Dispatch instructions that dictate not just the pickup and delivery but also the route, the speed, the fueling stops, and the rest schedule start to look like employer-level control rather than a business-to-business service agreement. No single factor is decisive under the DOL’s test — the analysis considers the totality of the circumstances — but overly prescriptive dispatch forms have been used as evidence in misclassification cases. The practical line: tell the contractor what needs to get where and by when, but be cautious about dictating how every mile of the trip should be driven.
Loads get redirected, delivery appointments shift, and receivers occasionally refuse freight. When any of these happen, the dispatch instruction needs to be updated in writing. A reconsignment — changing the destination while freight is already moving — typically triggers an additional charge and may require a new or amended bill of lading to match.
The key risk with mid-transit changes is issuing them verbally and never documenting them.

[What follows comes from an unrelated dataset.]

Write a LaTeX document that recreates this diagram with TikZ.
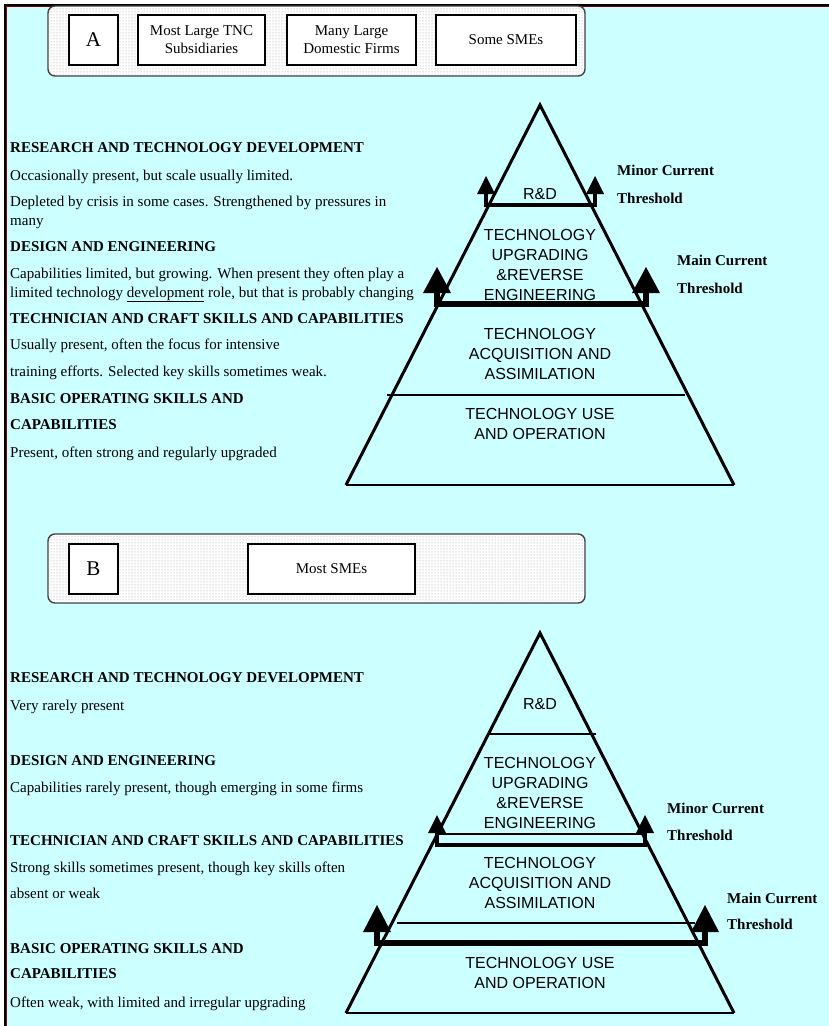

If a driver delivers to the wrong address because the dispatcher called in a change that was never put in writing, sorting out liability becomes a mess. Federal law requires that certain transportation agreements be in writing to be enforceable at all, not just as a best practice. Update the dispatch form, send the revision through your dispatch system or in writing, and make sure the driver confirms receipt before acting on the change.
Freight brokers handling reconsignment should also confirm that their operating authority and $75,000 surety bond are current. Providing brokerage services without proper registration and financial security exposes the broker to liability for all valid claims without regard to amount, plus a $10,000 civil penalty per violation.